MATERIAL FOR THIS EXERCISE:
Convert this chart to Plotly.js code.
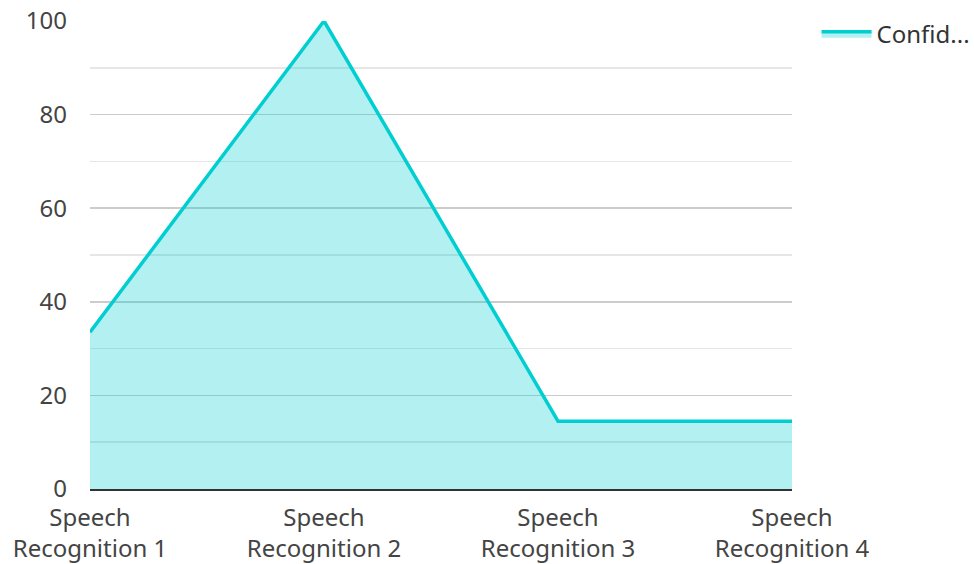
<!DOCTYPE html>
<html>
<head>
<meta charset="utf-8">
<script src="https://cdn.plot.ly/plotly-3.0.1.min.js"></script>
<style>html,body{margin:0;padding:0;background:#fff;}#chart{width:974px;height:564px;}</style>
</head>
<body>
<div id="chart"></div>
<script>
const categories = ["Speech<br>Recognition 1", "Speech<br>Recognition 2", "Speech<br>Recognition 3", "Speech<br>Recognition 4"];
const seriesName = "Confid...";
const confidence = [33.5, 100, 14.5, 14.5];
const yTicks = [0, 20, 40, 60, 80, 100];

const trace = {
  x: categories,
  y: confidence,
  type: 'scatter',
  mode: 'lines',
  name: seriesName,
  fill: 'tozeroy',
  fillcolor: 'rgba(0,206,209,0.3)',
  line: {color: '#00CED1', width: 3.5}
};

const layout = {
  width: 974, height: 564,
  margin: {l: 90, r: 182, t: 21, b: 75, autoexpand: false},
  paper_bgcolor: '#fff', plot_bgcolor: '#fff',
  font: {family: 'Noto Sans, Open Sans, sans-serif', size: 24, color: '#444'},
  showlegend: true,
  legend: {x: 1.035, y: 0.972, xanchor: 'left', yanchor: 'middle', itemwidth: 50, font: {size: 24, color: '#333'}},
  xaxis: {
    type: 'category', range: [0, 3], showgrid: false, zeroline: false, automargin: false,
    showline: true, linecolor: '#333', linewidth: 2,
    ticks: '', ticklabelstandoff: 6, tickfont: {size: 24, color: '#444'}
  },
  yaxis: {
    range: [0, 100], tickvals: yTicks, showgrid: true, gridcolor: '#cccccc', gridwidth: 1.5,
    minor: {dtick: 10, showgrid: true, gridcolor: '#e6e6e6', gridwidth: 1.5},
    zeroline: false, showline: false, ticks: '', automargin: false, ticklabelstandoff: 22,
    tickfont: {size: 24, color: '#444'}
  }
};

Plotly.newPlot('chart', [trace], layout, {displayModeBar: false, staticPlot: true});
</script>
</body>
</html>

---

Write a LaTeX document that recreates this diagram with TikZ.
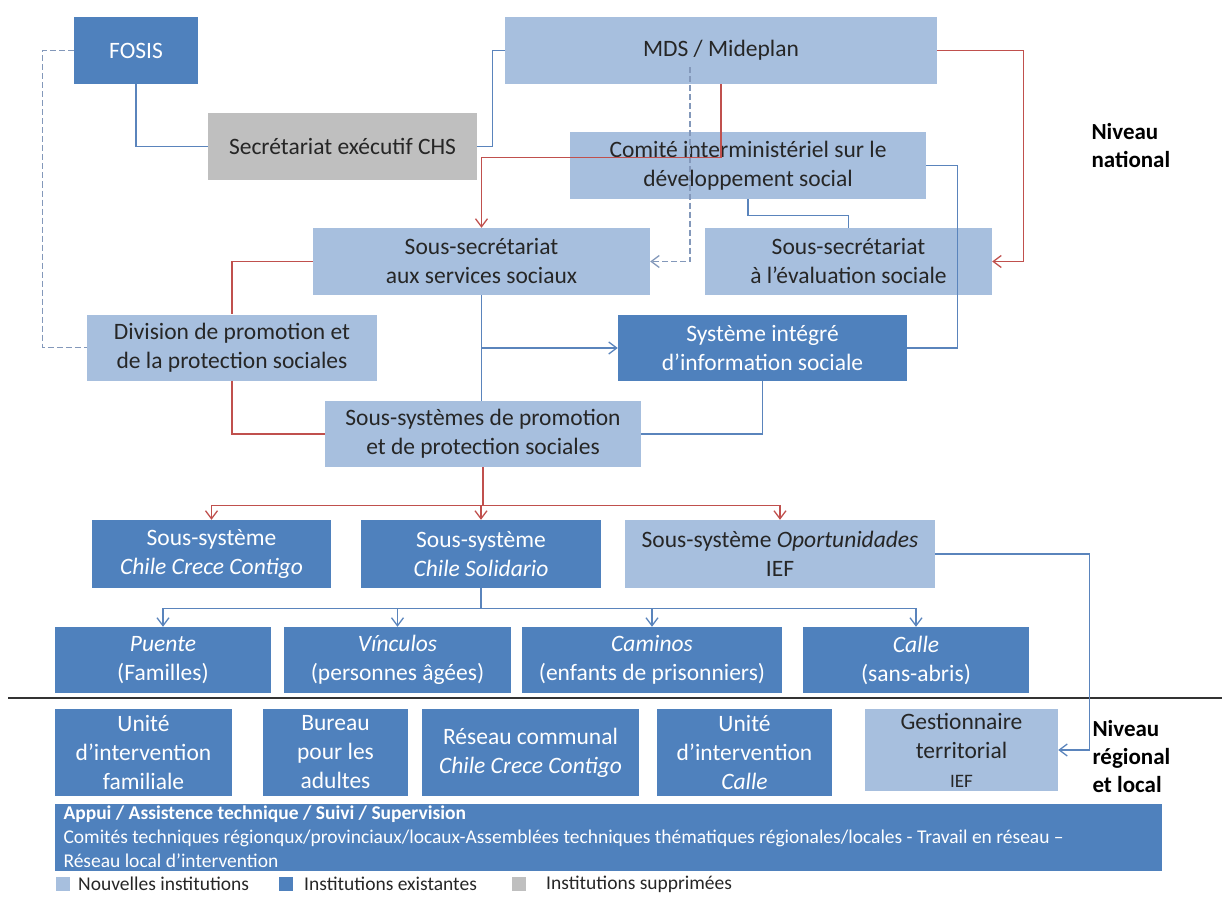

==

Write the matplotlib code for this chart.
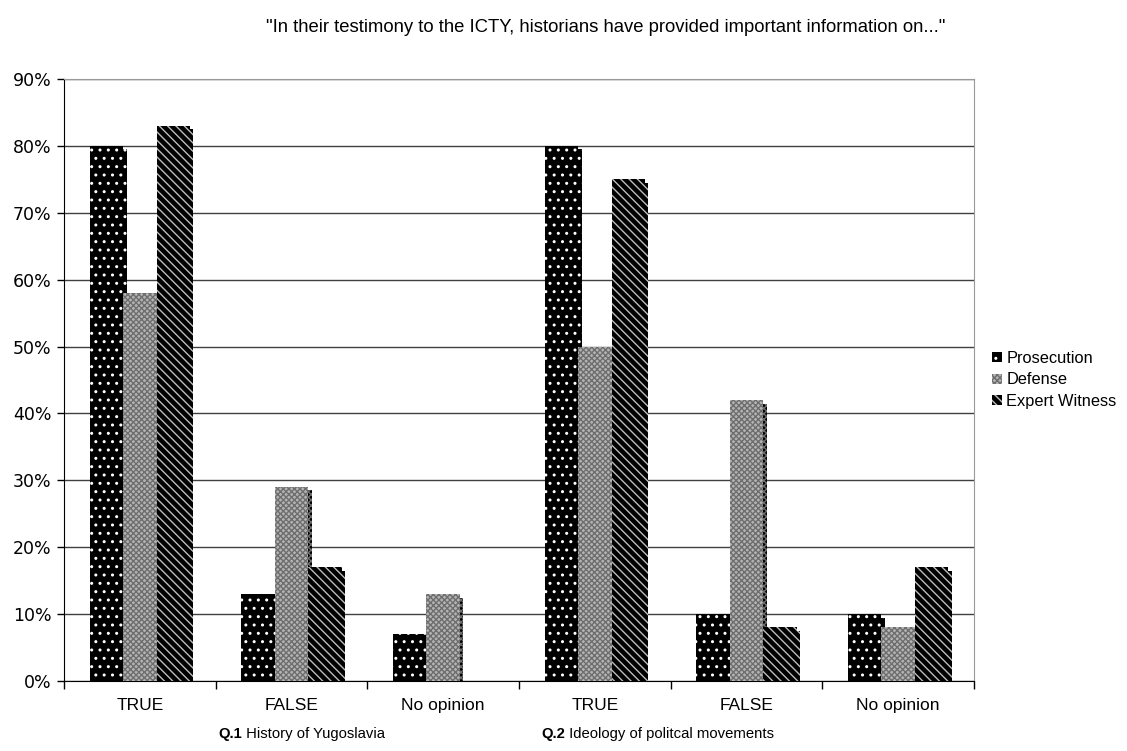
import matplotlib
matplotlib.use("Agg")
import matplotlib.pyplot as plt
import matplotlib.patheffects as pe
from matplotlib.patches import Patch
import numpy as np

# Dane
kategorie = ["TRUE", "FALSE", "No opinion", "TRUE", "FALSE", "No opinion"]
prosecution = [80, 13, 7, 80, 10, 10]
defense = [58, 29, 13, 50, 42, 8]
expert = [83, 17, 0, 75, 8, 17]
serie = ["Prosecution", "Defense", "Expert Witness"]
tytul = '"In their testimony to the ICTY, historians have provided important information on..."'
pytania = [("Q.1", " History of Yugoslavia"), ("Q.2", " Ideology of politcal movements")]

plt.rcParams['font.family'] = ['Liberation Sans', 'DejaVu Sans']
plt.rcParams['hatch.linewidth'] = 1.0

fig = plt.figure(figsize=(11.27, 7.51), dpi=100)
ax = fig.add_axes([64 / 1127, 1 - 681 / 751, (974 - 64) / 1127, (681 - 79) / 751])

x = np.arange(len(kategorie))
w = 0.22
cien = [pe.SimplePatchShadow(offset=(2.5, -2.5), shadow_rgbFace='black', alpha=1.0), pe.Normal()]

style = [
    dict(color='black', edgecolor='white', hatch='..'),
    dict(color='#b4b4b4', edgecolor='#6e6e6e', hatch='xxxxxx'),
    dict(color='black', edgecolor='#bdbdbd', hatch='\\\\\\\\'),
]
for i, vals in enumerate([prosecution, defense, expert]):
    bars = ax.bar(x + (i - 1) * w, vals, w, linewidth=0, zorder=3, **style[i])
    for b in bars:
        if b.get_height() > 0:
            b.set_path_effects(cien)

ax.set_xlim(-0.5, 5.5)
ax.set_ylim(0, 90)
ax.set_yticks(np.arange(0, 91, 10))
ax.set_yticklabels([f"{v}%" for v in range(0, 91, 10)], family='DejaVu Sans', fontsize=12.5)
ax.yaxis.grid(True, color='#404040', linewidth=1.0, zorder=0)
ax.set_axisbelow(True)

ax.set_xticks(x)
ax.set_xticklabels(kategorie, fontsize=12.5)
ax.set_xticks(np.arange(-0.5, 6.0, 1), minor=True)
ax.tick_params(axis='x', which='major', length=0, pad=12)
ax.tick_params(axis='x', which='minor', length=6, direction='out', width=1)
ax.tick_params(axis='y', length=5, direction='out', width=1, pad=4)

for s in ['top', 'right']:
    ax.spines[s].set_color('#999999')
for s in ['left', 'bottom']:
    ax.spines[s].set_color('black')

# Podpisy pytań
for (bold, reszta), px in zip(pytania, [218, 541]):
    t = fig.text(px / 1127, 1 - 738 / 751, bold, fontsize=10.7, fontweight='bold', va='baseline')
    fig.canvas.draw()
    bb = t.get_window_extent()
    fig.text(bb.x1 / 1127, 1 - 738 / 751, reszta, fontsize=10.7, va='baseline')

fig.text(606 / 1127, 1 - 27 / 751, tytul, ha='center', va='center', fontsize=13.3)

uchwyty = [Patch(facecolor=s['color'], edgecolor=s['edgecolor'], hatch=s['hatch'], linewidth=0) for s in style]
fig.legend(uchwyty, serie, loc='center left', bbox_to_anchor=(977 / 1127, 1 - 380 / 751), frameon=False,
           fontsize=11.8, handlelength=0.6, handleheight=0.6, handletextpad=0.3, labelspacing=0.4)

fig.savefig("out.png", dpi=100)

TASK REQUIREMENTS:
Within the entries above, give again exactly the lines starting at the one that contains "Write the matplotlib code for this chart." and ending at the one that contains "import numpy as np", leaving out the pictures.

THE ANSWER:
Write the matplotlib code for this chart.
import matplotlib
matplotlib.use("Agg")
import matplotlib.pyplot as plt
import matplotlib.patheffects as pe
from matplotlib.patches import Patch
import numpy as np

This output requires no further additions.